Julio González: Femme au pannierJulio González: Woman with a Basket (1920-1923)

Woman with a Basket is one of three sketches in the Collection by Barcelona-born Julio González. The others are Landscape with Trees (1900-1906) and Seated Nude (1927-1928). All three are figurative works, and were acquired in 2001. This is a country scene sketched in pencil and water-colours in which González uses the iconic motif of a peasant girl, to which he later returned in a number of sculptures such as Small Profile of a Peasant Woman (1927) and a set based on La Montserrat, an archetypal humble mother figure who suffers the horror of war. Along with these three sketches the Banco de España Collection also includes a sculpture by Julio González called Long-stemmed Head (1932), one of his few works in bronze.

Eulàlia Valldosera: Abrazo y lucha II  (1997)Eulàlia Valldosera: Hug and Fight II (1997)

The second work featured is Hug and Fight II, in which Eulàlia Valldosera, winner of the National Award for Plastic Arts in 2002, creates one of her disturbing, blurry scenes alluding to the unseen violence that permeates everyday life. She uses two deliberately out-of-focus images of a man and a woman coming together and moving apart, making it impossible to be sure what the relationship is between them. This diptych evidences Valldosera's interest in light and in the human figure. The light on the two subjects in the photo seems to dematerialise them, creating a contradictory image open to different meanings that Beatriz Herráez describes as putting the spectator in the position of a voyeur witnessing an uncomfortable situation. The work highlights two important features of Valldosera's work: her concept of the (female) body as a symbolic construct which has been subjected to multiple forms of control and oppression throughout history; and her desire to establish an open dialogue with the spectator, to whom she often appeals directly.

Blanca Muñoz: Rama (2001)Blanca Muñoz: Branch (2001)

The third and final work selected is Branch by Blanca Muñoz.
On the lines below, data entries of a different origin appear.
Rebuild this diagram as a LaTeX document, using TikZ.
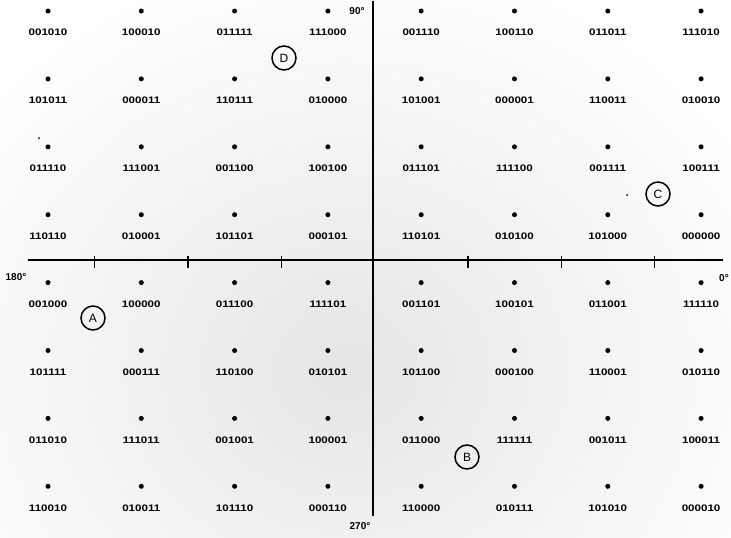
\documentclass[tikz,border=0pt]{standalone}
\usepackage{fontspec}
\setmainfont{Liberation Sans}
\newcommand{\bitlab}[1]{\scalebox{1.22}[1]{#1}}
\begin{document}
\begin{tikzpicture}[x=1pt,y=-1pt,
  ptdot/.style={circle,fill=black,inner sep=0pt,minimum size=5pt},
  speck/.style={circle,fill=black,inner sep=0pt,minimum size=2pt},
  bits/.style={inner sep=0pt,font=\fontsize{9.5}{10}\selectfont\bfseries},
  deglab/.style={inner sep=0pt,font=\fontsize{10}{10}\selectfont\bfseries},
  axisline/.style={line width=1.5pt,black},
  tickline/.style={line width=1.1pt,black},
  region/.style={circle,draw=black,line width=1.5pt,minimum size=24pt,inner sep=0pt,font=\fontsize{12}{12}\selectfont}]
\useasboundingbox (0,0) rectangle (731,538);
\fill[white] (0,0) rectangle (731,538);
% faint scan stipple
\begin{scope}
\clip (0,0) rectangle (731,538);
\shade[inner color=black!10,outer color=white] (345,370) ellipse (470 and 420);
\end{scope}
% axes
\coordinate (vtop) at (373,1);
\coordinate (vbot) at (373,516);
\coordinate (hleft) at (28,260);
\coordinate (hright) at (723,260);
\draw[axisline] (vtop) -- (vbot);
\draw[line width=1.2pt] (hleft) -- (hright);
\foreach \tx [count=\k] in {94.5,188,281.5,468,561.5,654.5}{
  \coordinate (tu\k) at (\tx,256);
  \coordinate (td\k) at (\tx,268);
  \draw[tickline] (tu\k) -- (td\k);
}
% constellation
\foreach \row [count=\r] in {
  {001010,100010,011111,111000,001110,100110,011011,111010},
  {101011,000011,110111,010000,101001,000001,110011,010010},
  {011110,111001,001100,100100,011101,111100,001111,100111},
  {110110,010001,101101,000101,110101,010100,101000,000000},
  {001000,100000,011100,111101,001101,100101,011001,111110},
  {101111,000111,110100,010101,101100,000100,110001,010110},
  {011010,111011,001001,100001,011000,111111,001011,100011},
  {110010,010011,101110,000110,110000,010111,101010,000010}}{
  \foreach \lab [count=\c] in \row {
    \node[ptdot] (p\r-\c) at ({48+93.3*(\c-1)},{11+67.9*(\r-1)}) {};
    \node[bits] (l\r-\c) at ({48+93.3*(\c-1)},{32.5+67.9*(\r-1)}) {\bitlab{\lab}};
  }
}
% angle labels
\node[deglab] (a90) at (357,11) {90°};
\node[deglab] (a180) at (16,277) {180°};
\node[deglab] (a0) at (724,278) {0°};
\node[deglab] (a270) at (360,526) {270°};
% region markers
\node[region] (rA) at (93,318) {A};
\node[region] (rB) at (467,457) {B};
\node[region] (rC) at (658,194) {C};
\node[region] (rD) at (284,58) {D};
% stray specks
\node[speck] (s1) at (39,138) {};
\node[speck] (s2) at (627,195) {};
\end{tikzpicture}
\end{document}
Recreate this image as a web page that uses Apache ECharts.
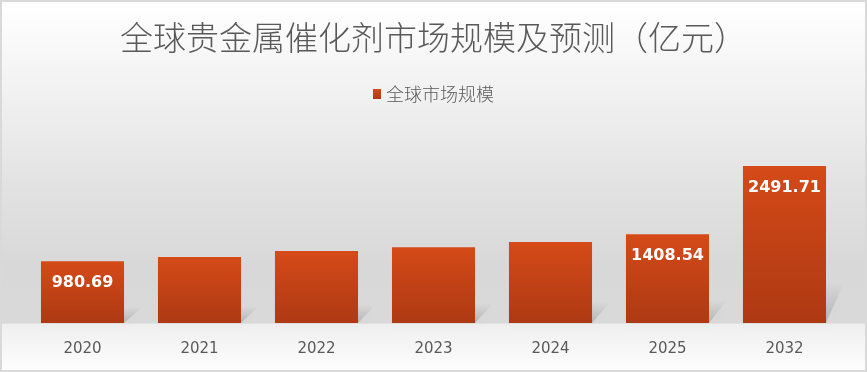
<!DOCTYPE html>
<html>
<head>
<meta charset="utf-8">
<script src="https://cdn.jsdelivr.net/npm/echarts@6/dist/echarts.min.js"></script>
<style>
html,body{margin:0;padding:0;background:#fff;}
#wrap{width:867px;height:372px;box-sizing:border-box;border:2px solid #d9d9d9;}
#chart{width:863px;height:368px;}
</style>
</head>
<body>
<div id="wrap"><div id="chart"></div></div>
<script>
const titleText = '全球贵金属催化剂市场规模及预测（亿元）';
const seriesName = '全球市场规模';
const categories = ['2020', '2021', '2022', '2023', '2024', '2025', '2032'];
const values = [980.69, 1046, 1141, 1204, 1284, 1408.54, 2491.71];
const labelShown = [true, false, false, false, false, true, true];

const chart = echarts.init(document.getElementById('chart'), null, {renderer: 'canvas'});
const barRatio = 0.71;

const barData = values.map((v, i) => ({
  value: v,
  label: {show: labelShown[i]}
}));

const option = {
  animation: false,
  backgroundColor: new echarts.graphic.LinearGradient(0, 0, 0, 1, [
    {offset: 0, color: '#ffffff'},
    {offset: 0.25, color: '#f1f1f1'},
    {offset: 0.5, color: '#e2e2e2'},
    {offset: 0.72, color: '#d8d8d8'},
    {offset: 0.872, color: '#d9d9d9'},
    {offset: 0.876, color: '#efefef'},
    {offset: 1, color: '#fdfdfd'}
  ]),
  title: {
    text: titleText,
    left: 'center',
    top: 14,
    textStyle: {
      fontFamily: '"Noto Sans CJK SC", sans-serif',
      fontWeight: 300,
      fontSize: 33,
      color: '#595959'
    }
  },
  legend: {
    top: 78,
    left: 'center',
    itemWidth: 8,
    itemHeight: 10,
    itemGap: 6,
    icon: 'rect',
    data: [seriesName],
    textStyle: {
      fontFamily: '"Noto Sans CJK SC", sans-serif',
      fontWeight: 300,
      fontSize: 18,
      color: '#595959'
    }
  },
  grid: {left: 22, right: 22, top: 132, bottom: 47},
  xAxis: {
    type: 'category',
    data: categories,
    axisLine: {show: false},
    axisTick: {show: false},
    axisLabel: {
      margin: 19,
      fontFamily: '"DejaVu Sans", sans-serif',
      fontSize: 15,
      color: '#595959'
    }
  },
  yAxis: {
    type: 'value',
    min: 0,
    max: 3000,
    show: false,
    splitLine: {show: false}
  },
  series: [
    {
      type: 'custom',
      silent: true,
      z: 1,
      data: values.map((v, i) => [i, v]),
      renderItem: function (params, api) {
        const base = api.coord([api.value(0), 0]);
        const top = api.coord([api.value(0), api.value(1)]);
        const w = api.size([1, 0])[0] * barRatio;
        const h = (base[1] - top[1]) * 0.26;
        const dx = 18;
        const x0 = base[0] - w / 2, x1 = base[0] + w / 2;
        return {
          type: 'polygon',
          shape: {points: [[x0, base[1]], [x1, base[1]], [x1 + dx, base[1] - h], [x0 + dx, base[1] - h]]},
          style: {
            fill: new echarts.graphic.LinearGradient(0, 1, 0, 0, [
              {offset: 0, color: 'rgba(0,0,0,0.16)'},
              {offset: 1, color: 'rgba(0,0,0,0.0)'}
            ]),
            shadowBlur: 14,
            shadowColor: 'rgba(0,0,0,0.12)'
          }
        };
      }
    },
    {
      name: seriesName,
      type: 'bar',
      z: 2,
      barWidth: (barRatio * 100) + '%',
      data: barData,
      itemStyle: {
        color: new echarts.graphic.LinearGradient(0, 0, 0, 1, [
          {offset: 0, color: '#d54a18'},
          {offset: 1, color: '#ad3913'}
        ])
      },
      label: {
        position: 'insideTop',
        distance: 14,
        color: '#ffffff',
        fontFamily: '"DejaVu Sans", sans-serif',
        fontWeight: 'bold',
        fontSize: 16
      }
    }
  ]
};
chart.setOption(option);
</script>
</body>
</html>
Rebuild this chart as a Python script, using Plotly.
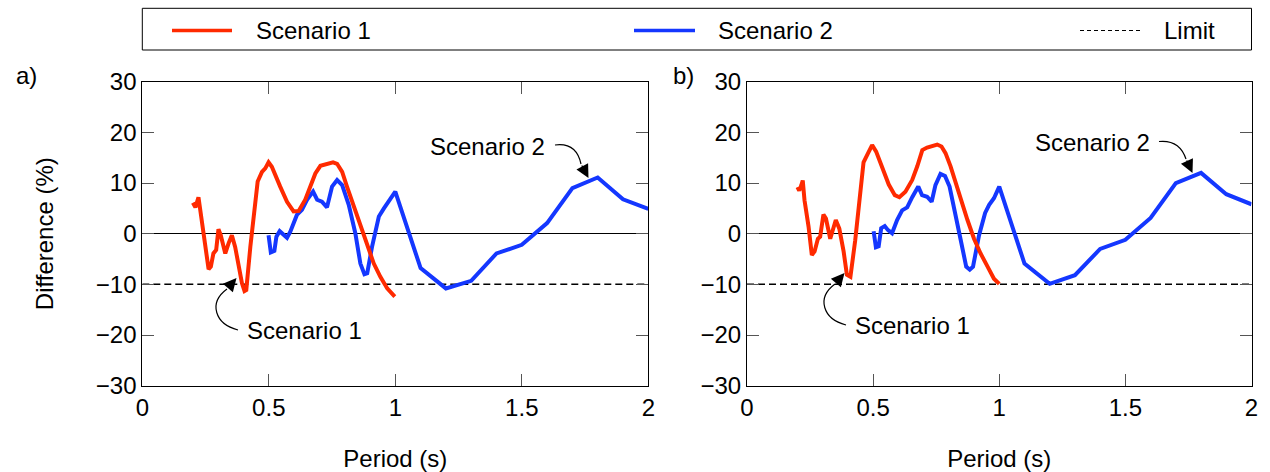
import plotly.graph_objects as go

# ---------------- data ----------------
period_s1_a = [0.200, 0.210, 0.222, 0.235, 0.250, 0.262, 0.271, 0.281, 0.292, 0.301, 0.310,
               0.328, 0.341, 0.354, 0.367, 0.380, 0.394, 0.404, 0.411, 0.427, 0.440, 0.456,
               0.473, 0.486, 0.499, 0.512, 0.545, 0.572, 0.598, 0.618, 0.644, 0.664, 0.684,
               0.704, 0.730, 0.754, 0.770, 0.790, 0.809, 0.836, 0.862, 0.889, 0.915, 0.941,
               0.968, 0.998]
diff_s1_a = [6.1, 5.2, 7.2, 2.1, -2.6, -7.0, -6.5, -3.9, -3.2, 0.9, -0.3,
             -3.9, -1.9, -0.3, -2.6, -6.5, -9.8, -11.3, -11.1, -2.6, 4.0, 10.3,
             12.2, 12.9, 14.1, 13.2, 9.3, 6.3, 4.4, 4.5, 6.7, 9.3, 11.9,
             13.4, 13.7, 14.1, 13.8, 12.2, 9.3, 5.3, 1.4, -2.6, -5.9, -8.5,
             -10.8, -12.4]

period_s2_a = [0.499, 0.508, 0.522, 0.530, 0.543, 0.559, 0.572, 0.585, 0.611, 0.631, 0.651,
               0.675, 0.691, 0.710, 0.730, 0.750, 0.770, 0.790, 0.816, 0.842, 0.862, 0.878,
               0.889, 0.908, 0.935, 0.955, 0.974, 1.0, 1.1, 1.2, 1.3, 1.4, 1.5, 1.6, 1.7,
               1.8, 1.9, 2.0]
diff_s2_a = [-0.3, -3.7, -3.4, -0.6, 0.5, -0.3, -0.8, 0.4, 3.7, 4.7, 6.7,
             8.3, 6.7, 6.3, 5.2, 9.3, 10.6, 9.6, 5.7, 0.1, -5.9, -8.0,
             -7.8, -2.6, 3.4, 5.0, 6.3, 8.3, -6.8, -10.8, -9.3, -3.9, -2.2, 2.1, 9.0,
             11.1, 6.8, 4.9]

period_s1_b = [0.200, 0.207, 0.215, 0.221, 0.228, 0.244, 0.257, 0.268, 0.281, 0.290, 0.303,
               0.313, 0.330, 0.343, 0.352, 0.366, 0.383, 0.396, 0.410, 0.429, 0.449, 0.462,
               0.480, 0.496, 0.512, 0.536, 0.562, 0.586, 0.604, 0.628, 0.655, 0.675, 0.695,
               0.714, 0.734, 0.754, 0.771, 0.787, 0.807, 0.827, 0.847, 0.874, 0.900, 0.926,
               0.960, 0.979, 1.0]
diff_s1_b = [9.2, 8.5, 9.5, 10.5, 6.6, 1.4, -4.2, -3.5, -1.0, -0.6, 3.8,
             3.0, -1.0, 1.4, 2.7, 1.0, -3.5, -8.1, -8.5, -1.3, 9.2, 14.1,
             15.9, 17.5, 16.2, 13.3, 9.7, 7.6, 7.2, 8.3, 10.6, 13.3, 16.5,
             17.0, 17.3, 17.6, 17.2, 15.9, 13.3, 10.0, 7.3, 2.7, -1.0, -3.9,
             -7.1, -8.9, -9.9]

period_s2_b = [0.502, 0.511, 0.522, 0.532, 0.546, 0.559, 0.575, 0.595, 0.615, 0.635, 0.655,
               0.679, 0.694, 0.714, 0.732, 0.747, 0.767, 0.785, 0.803, 0.824, 0.847, 0.869,
               0.883, 0.896, 0.920, 0.944, 0.960, 0.979, 1.0, 1.1, 1.2, 1.3, 1.4, 1.5,
               1.6, 1.7, 1.8, 1.9, 2.0]
diff_s2_b = [0.5, -2.7, -2.5, 1.1, 1.5, 0.7, 0.1, 2.7, 4.6, 5.2, 7.2,
             9.3, 7.6, 7.3, 6.3, 9.6, 11.8, 11.4, 9.3, 4.6, -1.2, -6.5,
             -7.1, -6.5, -0.3, 4.1, 5.7, 7.0, 9.3, -5.9, -9.9, -8.2, -3.0, -1.2,
             3.1, 10.0, 12.0, 7.8, 5.8]

limit_period = [0, 2]
limit_value = [-10, -10]

x_ticks = [0, 0.5, 1, 1.5, 2]
x_ticktext = ["0", "0.5", "1", "1.5", "2"]
y_ticks = [-30, -20, -10, 0, 10, 20, 30]

# ---------------- style ----------------
W, H = 1270, 472
FONT = "Liberation Sans, Arial, sans-serif"
RED = "#ff2a00"
BLUE = "#1437ff"
FS = 24


def px(X):
    return X / W


def py(Y):
    return 1 - Y / H


fig = go.Figure()

for xa, ya, s1x, s1y, s2x, s2y in [
    ("x", "y", period_s1_a, diff_s1_a, period_s2_a, diff_s2_a),
    ("x2", "y2", period_s1_b, diff_s1_b, period_s2_b, diff_s2_b),
]:
    fig.add_trace(go.Scatter(x=limit_period, y=limit_value, mode="lines", name="Limit",
                             line=dict(color="black", width=1.5, dash="7px,4px"),
                             xaxis=xa, yaxis=ya, showlegend=False))
    fig.add_trace(go.Scatter(x=s2x, y=s2y, mode="lines", name="Scenario 2",
                             line=dict(color=BLUE, width=4),
                             xaxis=xa, yaxis=ya, showlegend=False))
    fig.add_trace(go.Scatter(x=s1x, y=s1y, mode="lines", name="Scenario 1",
                             line=dict(color=RED, width=4),
                             xaxis=xa, yaxis=ya, showlegend=False))

xdom_a = [px(142.3), px(648.3)]
xdom_b = [px(747.0), px(1251.5)]
ydom = [py(385.7), py(81.7)]

axis_common = dict(showline=True, linecolor="black", linewidth=1, mirror="ticks",
                   ticks="inside", ticklen=12, tickcolor="#555", tickwidth=1,
                   showgrid=False, automargin=False,
                   tickfont=dict(family=FONT, size=FS, color="black"))

xcommon = dict(axis_common, range=[0, 2], tickvals=x_ticks, ticktext=x_ticktext,
               zeroline=False,
               title=dict(text="Period (s)", font=dict(family=FONT, size=FS, color="black"),
                          standoff=30))
ycommon = dict(axis_common, range=[-30, 30], tickvals=y_ticks, zeroline=True,
               zerolinecolor="black", zerolinewidth=1)

fig.update_layout(
    width=W, height=H,
    margin=dict(l=0, r=0, t=0, b=0, pad=0, autoexpand=False),
    paper_bgcolor="white", plot_bgcolor="white",
    font=dict(family=FONT, size=FS, color="black"),
    showlegend=False,
    xaxis=dict(xcommon, domain=xdom_a, anchor="y"),
    yaxis=dict(ycommon, domain=ydom, anchor="x",
               title=dict(text="Difference (%)", font=dict(family=FONT, size=FS, color="black"),
                          standoff=35)),
    xaxis2=dict(xcommon, domain=xdom_b, anchor="y2"),
    yaxis2=dict(ycommon, domain=ydom, anchor="x2"),
)

shapes = []
annotations = []

# legend box
shapes.append(dict(type="rect", xref="paper", yref="paper", x0=px(142.3), x1=px(1251.5),
                   y0=py(50), y1=py(8.3), line=dict(color="black", width=1)))
leg_y = 30.5
for x0, x1, color, dash, label, tx in [
    (172, 232, RED, "solid", "Scenario 1", 254),
    (634, 695, BLUE, "solid", "Scenario 2", 716),
    (1080, 1140, "black", "4px,3px", "Limit", 1162),
]:
    shapes.append(dict(type="line", xref="paper", yref="paper", x0=px(x0), x1=px(x1),
                       y0=py(leg_y), y1=py(leg_y),
                       line=dict(color=color, width=3.5 if dash == "solid" else 1.2, dash=dash)))
    annotations.append(dict(xref="paper", yref="paper", x=px(tx), y=py(leg_y), text=label,
                            showarrow=False, xanchor="left", yanchor="middle",
                            font=dict(family=FONT, size=FS, color="black")))

# panel labels
annotations.append(dict(xref="paper", yref="paper", x=px(26), y=py(75), text="a)",
                        showarrow=False, xanchor="center", yanchor="middle",
                        font=dict(family=FONT, size=FS, color="black")))
annotations.append(dict(xref="paper", yref="paper", x=px(683), y=py(75), text="b)",
                        showarrow=False, xanchor="center", yanchor="middle",
                        font=dict(family=FONT, size=FS, color="black")))


def curve(points):
    (x0, y0), (x1, y1), (x2, y2), (x3, y3) = points
    return (f"M {px(x0)},{py(y0)} C {px(x1)},{py(y1)} {px(x2)},{py(y2)} {px(x3)},{py(y3)}")


def callout(text, tx, ty, path_pts, tip, off):
    annotations.append(dict(xref="paper", yref="paper", x=px(tx), y=py(ty), text=text,
                            showarrow=False, xanchor="left", yanchor="middle",
                            font=dict(family=FONT, size=FS, color="black")))
    shapes.append(dict(type="path", xref="paper", yref="paper", path=curve(path_pts),
                       line=dict(color="black", width=1.2)))
    annotations.append(dict(xref="paper", yref="paper", x=px(tip[0]), y=py(tip[1]), text="",
                            showarrow=True, arrowhead=2, arrowsize=2.2, arrowwidth=1.2,
                            arrowcolor="black", ax=off[0], ay=off[1], standoff=0))


# Scenario 2 callouts
callout("Scenario 2", 428, 147, [(555, 145), (570, 143), (578, 150), (581, 164)],
        (588.5, 178), (-7.5, -14))
callout("Scenario 2", 1033, 142, [(1159, 141.5), (1174, 140), (1182, 147), (1186, 159)],
        (1192.5, 173), (-6.5, -14))
# Scenario 1 callouts
callout("Scenario 1", 245, 330, [(238, 330), (215, 324), (208, 303), (227, 289)],
        (236.5, 278), (-9.5, 11))
callout("Scenario 1", 853, 325, [(846, 325), (823, 319), (816, 298), (835, 284)],
        (844.5, 273), (-9.5, 11))

fig.update_layout(shapes=shapes, annotations=annotations)

fig.write_html("out.html",
               config={"displayModeBar": False, "staticPlot": True},
               post_script="document.body.style.margin='0px';"
                           "document.body.style.overflow='hidden';")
This sculpture is a paradigmatic example of the quest for weightlessness that characterises her work. It is marked by a constant search for balance between light and shadow, fullness and emptiness, movement and stillness. It stands three metres high and is made of stainless steel. Beatriz Espejo describes it as forming part of an exploration of fractals: mathematical models that describe and study objects and phenomena frequently found in nature that cannot be explained by classical theories. Muñoz’s investigation has led her to work with many branched forms as she delves further into her career-long dialogue with science, and more specifically with cosmological theories. This is one of her first works to allude to botany, which has become a core theme in her more recent output.